For the “OLD” besides Hebrews 9, there is the 5th c. Father, St. Peter Crysologus.[9] For the “NEW”, Luman Gentium #10.[10] Therefore this date of July 16, the feast of Our Lady of Mt. Carmel is highly significant for Opus Dei and for the Church since it harkens back to Escriva’s abrupt vocation to the priesthood, but not as clerical – as religious or secular – but as the physiognomy of Jesus Christ, God/man, Gift of self and, as such, mediator of his own life and existence. Hence, the vocation of every man and woman is priestly forming a priestly people of God.

[6] Vazquez de Prada “The Founder of Opus Dei”, Vol. I, Spanish original 1997 (69-73).

[7] Meditation of 19 March 1975

[8] Idem. Footnotes to p. 70.

[9] From a sermon by Saint Peter Chrysologus, bishop – d. 450 : “Each of us is called to be both a sacrifice to God and his priest I appeal to you by the mercy of God. This appeal is made by Paul, or rather, it is made by God through Paul, because of God’s desire to be loved rather than feared, to be a father rather than a Lord. God appeals to us in his mercy to avoid having to punish us in his severity.

Listen to the Lord’s appeal: In me, I want you to see your own body, your members, your heart, your bones, your blood. You may fear what is divine, but why not love what is human? You may run away from me as the Lord, but why not run to me as your father? Perhaps you are filled with shame for causing my bitter passion. Do not be afraid. This cross inflicts a mortal injury, not on me, but on death. These nails no longer pain me, but only deepen your love for me. I do not cry out because of these wounds, but through them I draw you into my heart. My body was stretched on the cross as a symbol, not of how much I suffered, but of my all-embracing love. I count it no loss to shed my blood: it is the price I have paid for your ransom. Come, then, return to me and learn to know me as your father, who repays good for evil, love for injury, and boundless charity for piercing wounds.

Listen now to what the Apostle urges us to do. I appeal to you, he says, to present your bodies as a living sacrifice. By this exhortation of his, Paul has raised all men to priestly status.

How marvellous is the priesthood of the Christian, for he is both the victim that is offered on his own behalf, and the priest who makes the offering. He does not need to go beyond himself to seek what he is to immolate to God: with himself and in himself he brings the sacrifice he is to offer God for himself. The victim remains and the priest remains, always one and the same. Immolated, the victim still lives: the priest who immolates cannot kill. Truly it is an amazing sacrifice in which a body is offered without being slain and blood is offered without being shed.

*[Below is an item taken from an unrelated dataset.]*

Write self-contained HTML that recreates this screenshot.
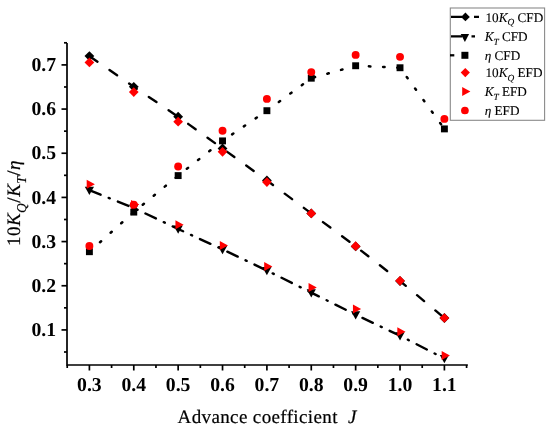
<!DOCTYPE html>
<html><head><meta charset="utf-8"><title>Chart</title>
<style>html,body{margin:0;padding:0;background:#fff;}svg{display:block;}text{text-rendering:geometricPrecision;}</style></head>
<body><svg width="550" height="430" viewBox="0 0 550 430">
<rect width="550" height="430" fill="#fff"/>
<g stroke="#000" stroke-width="1.7" fill="none" stroke-linecap="butt">
<path d="M67.0 43.0V365.85M66.15 365.0H467.85"/>
<path d="M67.0 329.92H61.5"/>
<path d="M67.0 285.75H61.5"/>
<path d="M67.0 241.58H61.5"/>
<path d="M67.0 197.41H61.5"/>
<path d="M67.0 153.24H61.5"/>
<path d="M67.0 109.07H61.5"/>
<path d="M67.0 64.9H61.5"/>
<path d="M67.0 352H64.0"/>
<path d="M67.0 307.83H64.0"/>
<path d="M67.0 263.66H64.0"/>
<path d="M67.0 219.5H64.0"/>
<path d="M67.0 175.32H64.0"/>
<path d="M67.0 131.15H64.0"/>
<path d="M67.0 86.98H64.0"/>
<path d="M67.0 42.81H64.0"/>
<path d="M89.4 365.0V370.5"/>
<path d="M133.78 365.0V370.5"/>
<path d="M178.15 365.0V370.5"/>
<path d="M222.53 365.0V370.5"/>
<path d="M266.9 365.0V370.5"/>
<path d="M311.27 365.0V370.5"/>
<path d="M355.65 365.0V370.5"/>
<path d="M400.02 365.0V370.5"/>
<path d="M444.4 365.0V370.5"/>
<path d="M67.21 365.0V368.0"/>
<path d="M111.59 365.0V368.0"/>
<path d="M155.96 365.0V368.0"/>
<path d="M200.34 365.0V368.0"/>
<path d="M244.71 365.0V368.0"/>
<path d="M289.09 365.0V368.0"/>
<path d="M333.46 365.0V368.0"/>
<path d="M377.84 365.0V368.0"/>
<path d="M422.21 365.0V368.0"/>
<path d="M466.59 365.0V368.0"/>
</g>
<g font-family="Liberation Serif, serif" font-weight="bold" font-size="19.7" fill="#000">
<text x="56" y="336.12" text-anchor="end">0.1</text>
<text x="56" y="291.95" text-anchor="end">0.2</text>
<text x="56" y="247.78" text-anchor="end">0.3</text>
<text x="56" y="203.61" text-anchor="end">0.4</text>
<text x="56" y="159.44" text-anchor="end">0.5</text>
<text x="56" y="115.27" text-anchor="end">0.6</text>
<text x="56" y="71.1" text-anchor="end">0.7</text>
<text x="89.4" y="391.2" text-anchor="middle">0.3</text>
<text x="133.78" y="391.2" text-anchor="middle">0.4</text>
<text x="178.15" y="391.2" text-anchor="middle">0.5</text>
<text x="222.53" y="391.2" text-anchor="middle">0.6</text>
<text x="266.9" y="391.2" text-anchor="middle">0.7</text>
<text x="311.27" y="391.2" text-anchor="middle">0.8</text>
<text x="355.65" y="391.2" text-anchor="middle">0.9</text>
<text x="400.02" y="391.2" text-anchor="middle">1.0</text>
<text x="444.4" y="391.2" text-anchor="middle">1.1</text>
</g>
<text x="177.6" y="423.3" font-family="Liberation Serif, serif" font-size="19" letter-spacing="0.37" fill="#000" stroke="#000" stroke-width="0.2">Advance coefficient&#160;&#160;<tspan font-style="italic">J</tspan></text>
<text transform="translate(20.3 203) rotate(-90)" text-anchor="middle" font-family="Liberation Serif, serif" font-size="19" letter-spacing="0.5" fill="#000" stroke="#000" stroke-width="0.2">10<tspan font-style="italic">K</tspan><tspan font-style="italic" font-size="13.5" dy="5.2">Q</tspan><tspan dy="-5.2">/</tspan><tspan font-style="italic">K</tspan><tspan font-style="italic" font-size="13.5" dy="5.2">T</tspan><tspan dy="-5.2">/</tspan><tspan font-style="italic">η</tspan></text>
<polyline points="89.4,56.1 133.78,86.8 178.15,116.7 222.53,148.5 266.9,180.4 311.27,213.4 355.65,246.4 400.02,281 444.4,318" fill="none" stroke="#000" stroke-width="2.4" stroke-linecap="round" stroke-linejoin="round" stroke-dasharray="9.2 14.63" stroke-dashoffset="-0.62"/>
<polyline points="89.4,190.2 133.78,208 178.15,229 222.53,249.4 266.9,270.5 311.27,292.6 355.65,314.7 400.02,335.7 444.4,358.5" fill="none" stroke="#000" stroke-width="2.4" stroke-linecap="round" stroke-linejoin="round" stroke-dasharray="11.5 8.7 1.2 8.7" stroke-dashoffset="-0.55"/>
<polyline points="89.4,251.7 133.78,212.1 178.15,175.6 222.53,140.9 266.9,110.7 311.27,78.2 355.65,65.75 400.02,67.75 444.4,128.9" fill="none" stroke="#000" stroke-width="2.5" stroke-linecap="round" stroke-linejoin="round" stroke-dasharray="1.5 12.72" stroke-dashoffset="0"/>
<path d="M89.4 51.2L94.3 56.1L89.4 61L84.5 56.1Z" fill="#000"/>
<path d="M133.78 81.9L138.68 86.8L133.78 91.7L128.88 86.8Z" fill="#000"/>
<path d="M178.15 111.8L183.05 116.7L178.15 121.6L173.25 116.7Z" fill="#000"/>
<path d="M222.53 143.6L227.43 148.5L222.53 153.4L217.62 148.5Z" fill="#000"/>
<path d="M266.9 175.5L271.8 180.4L266.9 185.3L262 180.4Z" fill="#000"/>
<path d="M311.27 208.5L316.17 213.4L311.27 218.3L306.38 213.4Z" fill="#000"/>
<path d="M355.65 241.5L360.55 246.4L355.65 251.3L350.75 246.4Z" fill="#000"/>
<path d="M400.02 276.1L404.92 281L400.02 285.9L395.12 281Z" fill="#000"/>
<path d="M444.4 313.1L449.3 318L444.4 322.9L439.5 318Z" fill="#000"/>
<path d="M84.8 186.8L94 186.8L89.4 195Z" fill="#000"/>
<path d="M129.18 204.6L138.38 204.6L133.78 212.8Z" fill="#000"/>
<path d="M173.55 225.6L182.75 225.6L178.15 233.8Z" fill="#000"/>
<path d="M217.93 246L227.12 246L222.53 254.2Z" fill="#000"/>
<path d="M262.3 267.1L271.5 267.1L266.9 275.3Z" fill="#000"/>
<path d="M306.67 289.2L315.88 289.2L311.27 297.4Z" fill="#000"/>
<path d="M351.05 311.3L360.25 311.3L355.65 319.5Z" fill="#000"/>
<path d="M395.42 332.3L404.62 332.3L400.02 340.5Z" fill="#000"/>
<path d="M439.8 355.1L449 355.1L444.4 363.3Z" fill="#000"/>
<rect x="85.95" y="248.25" width="6.9" height="6.9" fill="#000"/>
<rect x="130.33" y="208.65" width="6.9" height="6.9" fill="#000"/>
<rect x="174.7" y="172.15" width="6.9" height="6.9" fill="#000"/>
<rect x="219.08" y="137.45" width="6.9" height="6.9" fill="#000"/>
<rect x="263.45" y="107.25" width="6.9" height="6.9" fill="#000"/>
<rect x="307.82" y="74.75" width="6.9" height="6.9" fill="#000"/>
<rect x="352.2" y="62.3" width="6.9" height="6.9" fill="#000"/>
<rect x="396.57" y="64.3" width="6.9" height="6.9" fill="#000"/>
<rect x="440.95" y="125.45" width="6.9" height="6.9" fill="#000"/>
<path d="M89.4 57.55L94.25 62.4L89.4 67.25L84.55 62.4Z" fill="#f00"/>
<path d="M133.78 87.25L138.63 92.1L133.78 96.95L128.93 92.1Z" fill="#f00"/>
<path d="M178.15 116.8L183 121.65L178.15 126.5L173.3 121.65Z" fill="#f00"/>
<path d="M222.53 146.95L227.38 151.8L222.53 156.65L217.68 151.8Z" fill="#f00"/>
<path d="M266.9 177.25L271.75 182.1L266.9 186.95L262.05 182.1Z" fill="#f00"/>
<path d="M311.27 208.55L316.12 213.4L311.27 218.25L306.42 213.4Z" fill="#f00"/>
<path d="M355.65 241.35L360.5 246.2L355.65 251.05L350.8 246.2Z" fill="#f00"/>
<path d="M400.02 275.95L404.88 280.8L400.02 285.65L395.17 280.8Z" fill="#f00"/>
<path d="M444.4 313.15L449.25 318L444.4 322.85L439.55 318Z" fill="#f00"/>
<path d="M86.7 179.8L94.9 184.3L86.7 188.8Z" fill="#f00"/>
<path d="M131.08 200L139.28 204.5L131.08 209Z" fill="#f00"/>
<path d="M175.45 220.2L183.65 224.7L175.45 229.2Z" fill="#f00"/>
<path d="M219.83 241.1L228.03 245.6L219.83 250.1Z" fill="#f00"/>
<path d="M264.2 262L272.4 266.5L264.2 271Z" fill="#f00"/>
<path d="M308.57 283L316.77 287.5L308.57 292Z" fill="#f00"/>
<path d="M352.95 304.5L361.15 309L352.95 313.5Z" fill="#f00"/>
<path d="M397.32 327.2L405.52 331.7L397.32 336.2Z" fill="#f00"/>
<path d="M441.7 350.9L449.9 355.4L441.7 359.9Z" fill="#f00"/>
<circle cx="89.4" cy="246" r="3.95" fill="#f00"/>
<circle cx="133.78" cy="204.7" r="3.95" fill="#f00"/>
<circle cx="178.15" cy="166.5" r="3.95" fill="#f00"/>
<circle cx="222.53" cy="130.8" r="3.95" fill="#f00"/>
<circle cx="266.9" cy="98.9" r="3.95" fill="#f00"/>
<circle cx="311.27" cy="72.1" r="3.95" fill="#f00"/>
<circle cx="355.65" cy="54.9" r="3.95" fill="#f00"/>
<circle cx="400.02" cy="56.85" r="3.95" fill="#f00"/>
<circle cx="444.4" cy="118.9" r="3.95" fill="#f00"/>
<rect x="450.3" y="8" width="94.3" height="112.3" fill="#fff" stroke="#8a8a8a" stroke-width="1.1"/>
<path d="M451 16.9H462M474 16.9H479" stroke="#000" stroke-width="2.3"/>
<path d="M465.4 12.5L469.8 16.9L465.4 21.3L461 16.9Z" fill="#000"/>
<path d="M451 36.4H462M471.5 36.4H475" stroke="#000" stroke-width="2.3"/>
<path d="M460.7 34L469.1 34L464.9 41.9Z" fill="#000"/>
<path d="M450 55.3H454.3" stroke="#000" stroke-width="2.3"/>
<rect x="461.4" y="51.8" width="7" height="7" fill="#000"/>
<path d="M465.3 68L469.9 72.6L465.3 77.2L460.7 72.6Z" fill="#f00"/>
<path d="M462.2 87L470.4 91.5L462.2 96Z" fill="#f00"/>
<circle cx="464.9" cy="110.5" r="3.85" fill="#f00"/>
<g font-family="Liberation Serif, serif" font-size="13.2" fill="#000" stroke="#000" stroke-width="0.12">
<text x="485.5" y="21.5">10<tspan font-style="italic">K</tspan><tspan font-size="9.3" dy="3.8" font-style="italic">Q</tspan><tspan dy="-3.8"> CFD</tspan></text>
<text x="484.7" y="41"><tspan font-style="italic">K</tspan><tspan font-size="9.3" dy="3.8" font-style="italic">T</tspan><tspan dy="-3.8"> CFD</tspan></text>
<text x="484.7" y="59.9"><tspan font-style="italic">η</tspan> CFD</text>
<text x="485.5" y="77.2">10<tspan font-style="italic">K</tspan><tspan font-size="9.3" dy="3.8" font-style="italic">Q</tspan><tspan dy="-3.8"> EFD</tspan></text>
<text x="484.7" y="96.1"><tspan font-style="italic">K</tspan><tspan font-size="9.3" dy="3.8" font-style="italic">T</tspan><tspan dy="-3.8"> EFD</tspan></text>
<text x="484.7" y="115.1"><tspan font-style="italic">η</tspan> EFD</text>
</g>
</svg></body></html>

The Apostle says: I appeal to you by the mercy of God to present your bodies as a living sacrifice. Brethren, this sacrifice follows the pattern of Christ’s sacrifice by which he gave his body as a living immolation for the life of the world. He really made his body a living sacrifice, because, though slain, he continues to live. In such a victim death receives its ransom, but the victim remains alive. Death itself suffers the punishment. This is why death for the martyrs is actually a birth, and their end a beginning. Their execution is the door to life, and those who were thought to have been blotted out from the earth shine brilliantly in heaven.

Paul says: I appeal to you by the mercy of God to present your bodies as a sacrifice, living and holy. The prophet said the same thing: Sacrifice and offering you did not desire, but you have prepared a body for me. Each of us is called to be both a sacrifice to God and his priest. Do not forfeit what divine authority confers on you. Put on the garment of holiness, gird yourself with the belt of chastity. Let Christ be your helmet, let the cross on your forehead be your unfailing protection. Your breastplate should be the knowledge of God that he himself has given you. Keep burning continually the sweet smelling incense of prayer. Take up the sword of the Spirit. Let your heart be an altar. Then, with full confidence in God, present your body for sacrifice. God desires not death, but faith; God thirsts not for blood, but for self-surrender; God is appeased not by slaughter, but by the offering of your free will.

[10] 10. Christ the Lord, High Priest taken from among men,(100) made the new people “a kingdom and priests to God the Father”.(101) The baptized, by regeneration and the anointing of the Holy Spirit, are consecrated as a spiritual house and a holy priesthood, in order that through all those works which are those of the Christian man they may offer spiritual sacrifices and proclaim the power of Him who has called them out of darkness into His marvelous light.(102) Therefore all the disciples of Christ, persevering in prayer and praising God,(103) should present themselves as a living sacrifice, holy and pleasing to God.(104) Everywhere on earth they must bear witness to Christ and give an answer to those who seek an account of that hope of eternal life which is in them.(105)

Though they differ from one another in essence and not only in degree, the common priesthood of the faithful and the ministerial or hierarchical priesthood are nonetheless interrelated: each of them in its own special way is a participation in the one priesthood of Christ.(2*) The ministerial priest, by the sacred power he enjoys, teaches and rules the priestly people; acting in the person of Christ, he makes present the eucharistic sacrifice, and offers it to God in the name of all the people. But the faithful, in virtue of their royal priesthood, join in the offering of the Eucharist.(3*) They likewise exercise that priesthood in receiving the sacraments, in prayer and thanksgiving, in the witness of a holy life, and by self-denial and active charity.